I read on a list recently that pearl purl ( a type of metal used in goldwork ) was not period, a form called lizardine was more correct. How do we know? One is flat metal wound up the other is round wire wound up. Why would both not have been used? Just because we don’t have extant examples, we don’t have extant examples of many things before the 17th century. It doesn’t meant thy dint exist, they may have just not survived.

We know from primary accounts that precious materials or items were picked off , cut apart, repurposed and were usually part of a household’s inventory. Also most of the items that survived from before the 1600’s were com churches, very wealthy / princely families. And those would have been the best of the best.

Now I am not saying its okay to run amok and start mixing forms, materials and designs and claiming its period. But I am suggesting that we step back a bit and not expect re-created items to be exact.

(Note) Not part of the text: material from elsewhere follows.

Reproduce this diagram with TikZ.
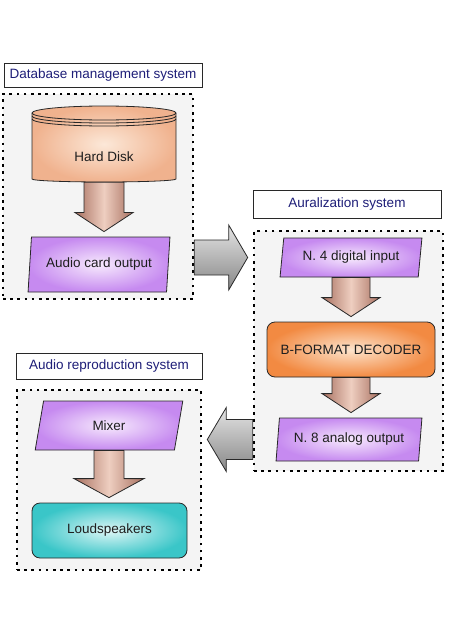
\documentclass[tikz,border=0pt]{standalone}
\usepackage{fontspec}
\setmainfont{Liberation Sans}
\usepackage{tikz}
\usetikzlibrary{calc,shapes.geometric}

\definecolor{navytext}{RGB}{30,30,120}
\definecolor{inktext}{RGB}{30,30,30}
\definecolor{edge}{RGB}{40,40,40}
\definecolor{boxbg}{RGB}{244,244,244}
\definecolor{peach}{RGB}{240,178,142}
\definecolor{peachlight}{RGB}{252,232,216}
\definecolor{lilac}{RGB}{198,138,240}
\definecolor{lilaclight}{RGB}{247,234,253}
\definecolor{tangerine}{RGB}{242,138,66}
\definecolor{tangerinelight}{RGB}{253,228,205}
\definecolor{aqua}{RGB}{58,198,200}
\definecolor{aqualight}{RGB}{222,246,246}
\definecolor{clay}{RGB}{168,112,96}
\definecolor{claylight}{RGB}{238,206,192}
\definecolor{steel}{RGB}{135,135,135}
\definecolor{steellight}{RGB}{228,228,228}

\tikzset{
  sysbox/.style={draw=black, line width=2.6pt, dash pattern=on 2.6pt off 4.6pt, fill=boxbg, inner sep=0pt},
  systitle/.style={draw=edge, line width=0.8pt, fill=white, text=navytext, inner sep=0pt},
  io/.style={trapezium, trapezium left angle=78, trapezium right angle=102, trapezium stretches=true,
    draw=edge, line width=0.8pt, inner color=lilaclight, outer color=lilac, text=inktext, inner sep=0pt},
  unit/.style={rectangle, rounded corners=8pt, draw=edge, line width=0.8pt, text=inktext, inner sep=0pt},
  diskbody/.style={draw=edge, line width=0.8pt, inner color=peachlight, outer color=peach},
  brownarr/.style={draw=edge, line width=0.8pt, left color=clay, right color=clay, middle color=claylight},
  grayarr/.style={draw=edge, line width=0.8pt, top color=steellight, bottom color=steel},
}

% block arrow: style, tail, target, half shaft, half head
\newcommand\blockarrow[5]{%
  \coordinate (tip) at ($(#3)!5pt!(#2)$);
  \coordinate (neck) at ($(tip)!19pt!(#2)$);
  \draw[#1] ($(#2)!#4!90:(tip)$) -- ($(neck)!#4!-90:(#2)$) -- ($(neck)!#5!-90:(#2)$) -- (tip)
    -- ($(neck)!#5!90:(#2)$) -- ($(neck)!#4!90:(#2)$) -- ($(#2)!#4!-90:(tip)$) -- cycle;}

\begin{document}
\begin{tikzpicture}[x=1pt,y=-1pt,font=\fontsize{13.5}{16}\selectfont]
\useasboundingbox (0,0) rectangle (474,640);

% dotted frames
\node[sysbox, minimum width=190pt, minimum height=205pt] (dbbox) at (98,196.5) {};
\node[sysbox, minimum width=189pt, minimum height=240pt] (aurbox) at (348.5,351) {};
\node[sysbox, minimum width=184pt, minimum height=180pt] (repbox) at (109,480) {};

% titles
\node[systitle, minimum width=198pt, minimum height=24pt] (dbtitle) at (103,75) {Database management system};
\node[systitle, minimum width=188pt, minimum height=28pt] (aurtitle) at (347,204) {Auralization system};
\node[systitle, minimum width=186pt, minimum height=26pt] (reptitle) at (109,366) {Audio reproduction system};

% hard disk
\draw[diskbody] (32,113) -- ++(0,66)
  arc[start angle=180, end angle=360, x radius=72pt, y radius=3pt] -- ++(0,-66)
  arc[start angle=0, end angle=180, x radius=72pt, y radius=7pt] -- cycle;
\draw[edge, line width=0.8pt] (32,113) arc[start angle=180, end angle=360, x radius=72pt, y radius=7pt];
\draw[edge, line width=0.8pt] (32,116) arc[start angle=180, end angle=360, x radius=72pt, y radius=7pt];
\draw[edge, line width=0.8pt] (32,119) arc[start angle=180, end angle=360, x radius=72pt, y radius=7pt];
\node[minimum width=144pt, minimum height=76pt, inner sep=0pt, text height=34pt, text depth=0pt, text=inktext] (disk) at (104,144) {Hard Disk};

% blocks
\node[io, minimum width=142pt, minimum height=55pt] (audio) at (99,264.5) {Audio card output};
\node[io, minimum width=142pt, minimum height=39pt] (n4in) at (351,257.5) {N. 4 digital input};
\node[unit, inner color=tangerinelight, outer color=tangerine, minimum width=168pt, minimum height=55pt] (decoder) at (351,349.5) {B-FORMAT DECODER};
\node[io, minimum width=146pt, minimum height=43pt] (n8out) at (349,439.5) {N. 8 analog output};
\node[io, minimum width=148pt, minimum height=49pt] (mixer) at (109,425.5) {Mixer};
\node[unit, inner color=aqualight, outer color=aqua, minimum width=155pt, minimum height=55pt] (loud) at (109.5,530.5) {Loudspeakers};

% arrows
\blockarrow{brownarr}{disk.south}{disk.south |- audio.north}{20pt}{29pt}
\blockarrow{brownarr}{n4in.south}{n4in.south |- decoder.north}{19pt}{29pt}
\blockarrow{brownarr}{decoder.south}{decoder.south |- n8out.north}{19pt}{29pt}
\blockarrow{brownarr}{mixer.south}{mixer.south |- loud.north}{15pt}{35pt}
\blockarrow{grayarr}{dbbox.east |- n4in}{aurbox.west |- n4in}{17.5pt}{32.5pt}
\blockarrow{grayarr}{aurbox.west |- n8out}{repbox.east |- n8out}{20pt}{32pt}
\end{tikzpicture}
\end{document}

If they used silk, linen, or wool for an appliqué interchangeably does it matter which you use as long as it makes sense for the item? I am not saying go use silk appliqué on your 10th century Norse wool garment, because that may not make sense for a number of reasons. But for that appliquéd banner, look at what was used regionally and available and have fun.

As far as those perfect stitches. I am all for being judged on my work being museum perfect because let me tell you, they are usually own right sloppy.